▶ _YOUR OBJECTIVE_:
Each line that holds the word "diagram" counts once; report the total and nothing else.

▶ _RECORDED INFORMATION_:
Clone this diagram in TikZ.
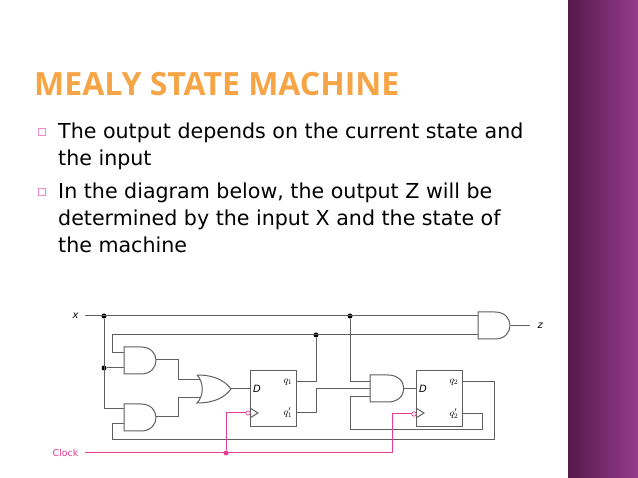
\documentclass[tikz,border=0pt]{standalone}
\usepackage{fontspec}
\setmainfont{DejaVu Sans}
\newfontfamily\titlefont{Open Sans}
\usetikzlibrary{calc}
\definecolor{wire}{RGB}{95,95,95}
\definecolor{clk}{RGB}{230,60,150}
\definecolor{ttl}{RGB}{245,165,70}
\definecolor{barA}{RGB}{85,25,75}
\definecolor{barB}{RGB}{150,60,140}
\tikzset{
  w/.style={draw=wire,line width=1pt},
  ck/.style={draw=clk,line width=1pt},
  gate/.style={draw=wire,line width=1pt,fill=white},
  dotw/.style={circle,fill=black,inner sep=0pt,minimum size=5pt},
  dotc/.style={circle,fill=clk,inner sep=0pt,minimum size=5pt},
  pin/.style={font=\itshape\fontsize{10}{10}\selectfont,inner sep=1pt},
  bul/.style={draw=clk!60,line width=0.4pt,minimum size=7pt,inner sep=0pt},
  body/.style={font=\fontsize{20.6}{24}\selectfont,anchor=base west,inner sep=0pt},
}
\begin{document}
\begin{tikzpicture}[x=1pt,y=-1pt]
\useasboundingbox (0,0) rectangle (638,478);
\fill[white] (0,0) rectangle (638,478);
\shade[left color=barA,right color=barB] (568,0) rectangle (638,478);
% title
\node[anchor=base west,inner sep=0pt,text=ttl,font=\titlefont\bfseries\fontsize{32}{32}\selectfont] (title) at (34,96) {MEALY STATE MACHINE};
% bullets
\node[bul] (b1) at (42,132) {};
\node[body] (t1) at (58,139) {The output depends on the current state and};
\node[body] (t2) at (58,166) {the input};
\node[bul] (b2) at (42,192) {};
\node[body] (t3) at (58,199) {In the diagram below, the output Z will be};
\node[body] (t4) at (58,226) {determined by the input X and the state of};
\node[body] (t5) at (58,253) {the machine};
% gates
\draw[gate] (124,347) -- (141,347) .. controls (161,347) and (161,374) .. (141,374) -- (124,374) -- cycle;
\draw[gate] (124,404) -- (141,404) .. controls (161,404) and (161,431) .. (141,431) -- (124,431) -- cycle;
\draw[gate] (370,375) -- (388,375) .. controls (409,375) and (409,402) .. (388,402) -- (370,402) -- cycle;
\draw[gate] (478,312) -- (495,312) .. controls (515,312) and (515,339) .. (495,339) -- (478,339) -- cycle;
\draw[gate] (197,375) .. controls (215,375) and (225,381) .. (231,389) .. controls (225,397) and (215,403) .. (197,403) .. controls (204,396) and (204,382) .. (197,375);
% flip-flops
\node[draw=wire,line width=1pt,minimum width=46pt,minimum height=56pt,anchor=north west,inner sep=0pt] (ff1) at (250,370) {};
\node[draw=wire,line width=1pt,minimum width=46pt,minimum height=56pt,anchor=north west,inner sep=0pt] (ff2) at (416,370) {};
\draw[w] (250,408) -- (258,413) -- (250,418);
\draw[w] (416,408) -- (424,413) -- (416,418);
\node[pin] at (257,389) {D};
\node[pin] at (288,382) {$q_1$};
\node[pin] at (288,413) {$q_1'$};
\node[pin] at (423,389) {D};
\node[pin] at (454,382) {$q_2$};
\node[pin] at (454,414) {$q_2'$};
% coordinates
\coordinate (xin) at (85,316);
\coordinate (zout) at (530,326);
\coordinate (ckin) at (85,453);
\node[dotw] (d1) at (104,316) {};
\node[dotw] (d2) at (104,368) {};
\node[dotw] (d3) at (350,316) {};
\node[dotw] (d4) at (316,335) {};
\node[dotc] (d5) at (226,453) {};
% labels
\node[font=\itshape\fontsize{10}{10}\selectfont,anchor=east] (xl) at (82,316) {x};
\node[font=\itshape\fontsize{10}{10}\selectfont,anchor=west] (zl) at (534,326) {z};
\node[font=\fontsize{9.5}{10}\selectfont,text=clk,anchor=east] (cl) at (82,453) {Clock};
% wires
\draw[w] (xin) -- (478,316);
\draw[w] (d1) -- (104,409) -- (124,409);
\draw[w] (d2) -- (124,368);
\draw[w] (478,335) -- (112,335) -- (112,353) -- (124,353);
\draw[w] (156,360) -- (178,360) -- (178,380) -- (200,380);
\draw[w] (156,417) -- (178,417) -- (178,398) -- (200,398);
\draw[w] (231,389) -- (250,389);
\draw[w] (296,382) -- (316,382) -- (d4);
\draw[w] (296,413) -- (316,413) -- (316,389) -- (370,389);
\draw[w] (d3) -- (350,382) -- (370,382);
\draw[w] (370,397) -- (350,397) -- (350,430) -- (482,430) -- (482,414) -- (462,414);
\draw[w] (462,382) -- (494,382) -- (494,440) -- (112,440) -- (112,424) -- (124,424);
\draw[w] (404,389) -- (416,389);
\draw[w] (511,326) -- (zout);
% clock
\draw[ck] (ckin) -- (392,453) -- (392,414) -- (412,414);
\draw[ck] (d5) -- (226,413) -- (246,413);
\draw[draw=clk,line width=0.7pt,fill=white] (248,413) circle (2.2pt);
\draw[draw=clk,line width=0.7pt,fill=white] (414,414) circle (2.2pt);
\end{tikzpicture}
\end{document}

▶ _TASK RESULT_:
2